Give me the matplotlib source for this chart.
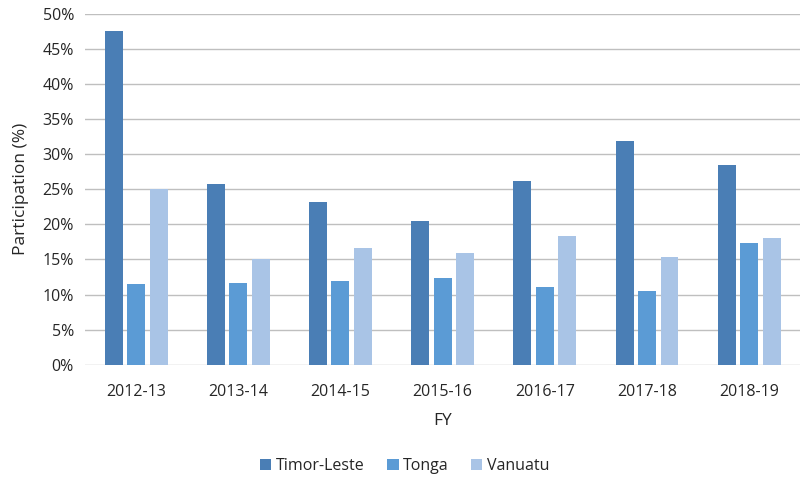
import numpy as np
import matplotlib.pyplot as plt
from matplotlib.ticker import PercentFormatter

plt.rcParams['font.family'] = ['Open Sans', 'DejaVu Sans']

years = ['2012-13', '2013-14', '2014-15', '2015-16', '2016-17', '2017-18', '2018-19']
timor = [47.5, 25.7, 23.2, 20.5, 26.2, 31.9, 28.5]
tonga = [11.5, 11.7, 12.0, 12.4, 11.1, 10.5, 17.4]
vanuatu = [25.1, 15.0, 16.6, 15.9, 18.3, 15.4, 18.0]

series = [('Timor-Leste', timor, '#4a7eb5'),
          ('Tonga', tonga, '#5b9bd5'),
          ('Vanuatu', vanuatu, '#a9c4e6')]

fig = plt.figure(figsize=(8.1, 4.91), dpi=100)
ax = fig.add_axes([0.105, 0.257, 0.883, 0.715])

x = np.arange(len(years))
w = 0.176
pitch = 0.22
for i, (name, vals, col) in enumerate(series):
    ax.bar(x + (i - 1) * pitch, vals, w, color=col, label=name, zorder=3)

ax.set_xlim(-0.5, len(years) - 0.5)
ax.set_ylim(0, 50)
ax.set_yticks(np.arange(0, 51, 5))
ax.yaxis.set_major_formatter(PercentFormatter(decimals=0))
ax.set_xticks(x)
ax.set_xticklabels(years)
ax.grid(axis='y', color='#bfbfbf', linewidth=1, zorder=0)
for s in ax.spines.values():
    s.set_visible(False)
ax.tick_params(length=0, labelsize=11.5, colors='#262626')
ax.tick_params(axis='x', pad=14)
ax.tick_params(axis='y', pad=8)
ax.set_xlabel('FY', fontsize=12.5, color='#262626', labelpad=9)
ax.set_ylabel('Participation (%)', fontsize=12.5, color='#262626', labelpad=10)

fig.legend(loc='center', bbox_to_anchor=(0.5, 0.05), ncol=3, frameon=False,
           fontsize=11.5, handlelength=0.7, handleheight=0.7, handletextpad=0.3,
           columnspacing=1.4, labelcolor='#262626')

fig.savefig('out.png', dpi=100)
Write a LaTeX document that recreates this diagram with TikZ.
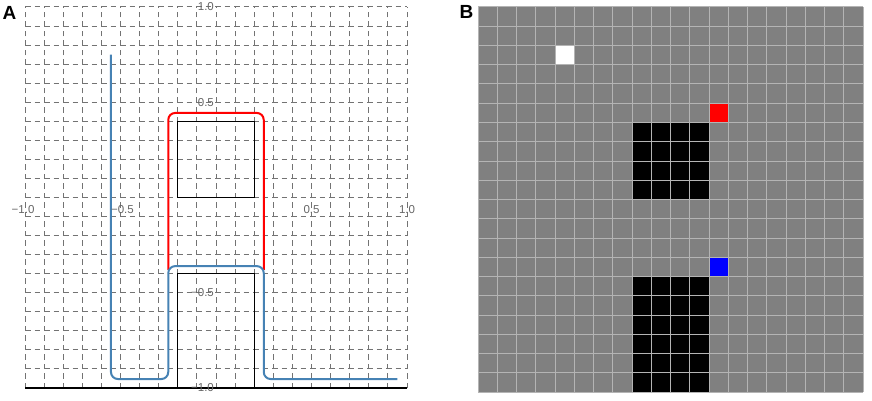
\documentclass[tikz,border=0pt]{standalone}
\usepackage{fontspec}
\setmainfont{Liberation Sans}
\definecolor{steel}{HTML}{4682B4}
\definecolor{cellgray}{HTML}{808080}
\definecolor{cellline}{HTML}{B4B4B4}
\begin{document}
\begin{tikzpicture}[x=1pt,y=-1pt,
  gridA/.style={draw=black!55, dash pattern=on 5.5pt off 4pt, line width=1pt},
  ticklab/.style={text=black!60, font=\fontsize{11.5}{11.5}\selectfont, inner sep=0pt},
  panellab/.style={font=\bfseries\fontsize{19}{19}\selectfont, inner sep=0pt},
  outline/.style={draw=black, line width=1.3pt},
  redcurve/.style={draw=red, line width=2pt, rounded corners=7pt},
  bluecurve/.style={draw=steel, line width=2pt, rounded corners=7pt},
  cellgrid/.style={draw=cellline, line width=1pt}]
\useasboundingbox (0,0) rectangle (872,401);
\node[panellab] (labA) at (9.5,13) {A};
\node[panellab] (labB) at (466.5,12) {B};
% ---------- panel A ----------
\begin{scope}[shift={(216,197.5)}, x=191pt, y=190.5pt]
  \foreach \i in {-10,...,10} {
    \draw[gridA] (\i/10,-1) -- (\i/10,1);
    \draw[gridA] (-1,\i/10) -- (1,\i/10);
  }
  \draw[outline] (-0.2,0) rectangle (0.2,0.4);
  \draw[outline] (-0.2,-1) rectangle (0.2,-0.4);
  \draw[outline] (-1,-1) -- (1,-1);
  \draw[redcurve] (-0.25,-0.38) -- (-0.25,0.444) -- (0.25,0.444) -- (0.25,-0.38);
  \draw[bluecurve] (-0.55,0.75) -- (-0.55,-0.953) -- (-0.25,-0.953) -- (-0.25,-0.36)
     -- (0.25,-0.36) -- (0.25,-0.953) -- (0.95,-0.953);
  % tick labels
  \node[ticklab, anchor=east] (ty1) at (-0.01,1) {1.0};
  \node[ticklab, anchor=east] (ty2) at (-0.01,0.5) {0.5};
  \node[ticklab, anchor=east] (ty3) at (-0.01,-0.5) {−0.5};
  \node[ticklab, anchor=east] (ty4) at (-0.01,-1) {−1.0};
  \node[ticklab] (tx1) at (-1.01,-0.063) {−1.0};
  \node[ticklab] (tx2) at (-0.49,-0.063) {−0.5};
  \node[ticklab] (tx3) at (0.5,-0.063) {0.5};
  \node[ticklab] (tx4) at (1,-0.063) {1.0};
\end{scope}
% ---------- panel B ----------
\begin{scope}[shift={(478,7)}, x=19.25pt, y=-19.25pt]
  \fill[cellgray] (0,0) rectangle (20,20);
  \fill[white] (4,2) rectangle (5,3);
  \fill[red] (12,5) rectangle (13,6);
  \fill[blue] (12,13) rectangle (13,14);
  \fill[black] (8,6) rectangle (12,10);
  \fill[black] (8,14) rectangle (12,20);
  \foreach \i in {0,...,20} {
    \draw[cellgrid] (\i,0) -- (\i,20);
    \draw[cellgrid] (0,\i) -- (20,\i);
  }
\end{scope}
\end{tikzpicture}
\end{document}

_ _ _

*WHAT IS EXPECTED*. Set every line down exactly as written, leaving each picture out.

*CORRECT RESULT*.
Give me the matplotlib source for this chart.
import numpy as np
import matplotlib.pyplot as plt
from matplotlib.ticker import PercentFormatter

plt.rcParams['font.family'] = ['Open Sans', 'DejaVu Sans']

years = ['2012-13', '2013-14', '2014-15', '2015-16', '2016-17', '2017-18', '2018-19']
timor = [47.5, 25.7, 23.2, 20.5, 26.2, 31.9, 28.5]
tonga = [11.5, 11.7, 12.0, 12.4, 11.1, 10.5, 17.4]
vanuatu = [25.1, 15.0, 16.6, 15.9, 18.3, 15.4, 18.0]

series = [('Timor-Leste', timor, '#4a7eb5'),
          ('Tonga', tonga, '#5b9bd5'),
          ('Vanuatu', vanuatu, '#a9c4e6')]

fig = plt.figure(figsize=(8.1, 4.91), dpi=100)
ax = fig.add_axes([0.105, 0.257, 0.883, 0.715])

x = np.arange(len(years))
w = 0.176
pitch = 0.22
for i, (name, vals, col) in enumerate(series):
    ax.bar(x + (i - 1) * pitch, vals, w, color=col, label=name, zorder=3)

ax.set_xlim(-0.5, len(years) - 0.5)
ax.set_ylim(0, 50)
ax.set_yticks(np.arange(0, 51, 5))
ax.yaxis.set_major_formatter(PercentFormatter(decimals=0))
ax.set_xticks(x)
ax.set_xticklabels(years)
ax.grid(axis='y', color='#bfbfbf', linewidth=1, zorder=0)
for s in ax.spines.values():
    s.set_visible(False)
ax.tick_params(length=0, labelsize=11.5, colors='#262626')
ax.tick_params(axis='x', pad=14)
ax.tick_params(axis='y', pad=8)
ax.set_xlabel('FY', fontsize=12.5, color='#262626', labelpad=9)
ax.set_ylabel('Participation (%)', fontsize=12.5, color='#262626', labelpad=10)

fig.legend(loc='center', bbox_to_anchor=(0.5, 0.05), ncol=3, frameon=False,
           fontsize=11.5, handlelength=0.7, handleheight=0.7, handletextpad=0.3,
           columnspacing=1.4, labelcolor='#262626')

fig.savefig('out.png', dpi=100)
Write a LaTeX document that recreates this diagram with TikZ.
\documentclass[tikz,border=0pt]{standalone}
\usepackage{fontspec}
\setmainfont{Liberation Sans}
\definecolor{steel}{HTML}{4682B4}
\definecolor{cellgray}{HTML}{808080}
\definecolor{cellline}{HTML}{B4B4B4}
\begin{document}
\begin{tikzpicture}[x=1pt,y=-1pt,
  gridA/.style={draw=black!55, dash pattern=on 5.5pt off 4pt, line width=1pt},
  ticklab/.style={text=black!60, font=\fontsize{11.5}{11.5}\selectfont, inner sep=0pt},
  panellab/.style={font=\bfseries\fontsize{19}{19}\selectfont, inner sep=0pt},
  outline/.style={draw=black, line width=1.3pt},
  redcurve/.style={draw=red, line width=2pt, rounded corners=7pt},
  bluecurve/.style={draw=steel, line width=2pt, rounded corners=7pt},
  cellgrid/.style={draw=cellline, line width=1pt}]
\useasboundingbox (0,0) rectangle (872,401);
\node[panellab] (labA) at (9.5,13) {A};
\node[panellab] (labB) at (466.5,12) {B};
% ---------- panel A ----------
\begin{scope}[shift={(216,197.5)}, x=191pt, y=190.5pt]
  \foreach \i in {-10,...,10} {
    \draw[gridA] (\i/10,-1) -- (\i/10,1);
    \draw[gridA] (-1,\i/10) -- (1,\i/10);
  }
  \draw[outline] (-0.2,0) rectangle (0.2,0.4);
  \draw[outline] (-0.2,-1) rectangle (0.2,-0.4);
  \draw[outline] (-1,-1) -- (1,-1);
  \draw[redcurve] (-0.25,-0.38) -- (-0.25,0.444) -- (0.25,0.444) -- (0.25,-0.38);
  \draw[bluecurve] (-0.55,0.75) -- (-0.55,-0.953) -- (-0.25,-0.953) -- (-0.25,-0.36)
     -- (0.25,-0.36) -- (0.25,-0.953) -- (0.95,-0.953);
  % tick labels
  \node[ticklab, anchor=east] (ty1) at (-0.01,1) {1.0};
  \node[ticklab, anchor=east] (ty2) at (-0.01,0.5) {0.5};
  \node[ticklab, anchor=east] (ty3) at (-0.01,-0.5) {−0.5};
  \node[ticklab, anchor=east] (ty4) at (-0.01,-1) {−1.0};
  \node[ticklab] (tx1) at (-1.01,-0.063) {−1.0};
  \node[ticklab] (tx2) at (-0.49,-0.063) {−0.5};
  \node[ticklab] (tx3) at (0.5,-0.063) {0.5};
  \node[ticklab] (tx4) at (1,-0.063) {1.0};
\end{scope}
% ---------- panel B ----------
\begin{scope}[shift={(478,7)}, x=19.25pt, y=-19.25pt]
  \fill[cellgray] (0,0) rectangle (20,20);
  \fill[white] (4,2) rectangle (5,3);
  \fill[red] (12,5) rectangle (13,6);
  \fill[blue] (12,13) rectangle (13,14);
  \fill[black] (8,6) rectangle (12,10);
  \fill[black] (8,14) rectangle (12,20);
  \foreach \i in {0,...,20} {
    \draw[cellgrid] (\i,0) -- (\i,20);
    \draw[cellgrid] (0,\i) -- (20,\i);
  }
\end{scope}
\end{tikzpicture}
\end{document}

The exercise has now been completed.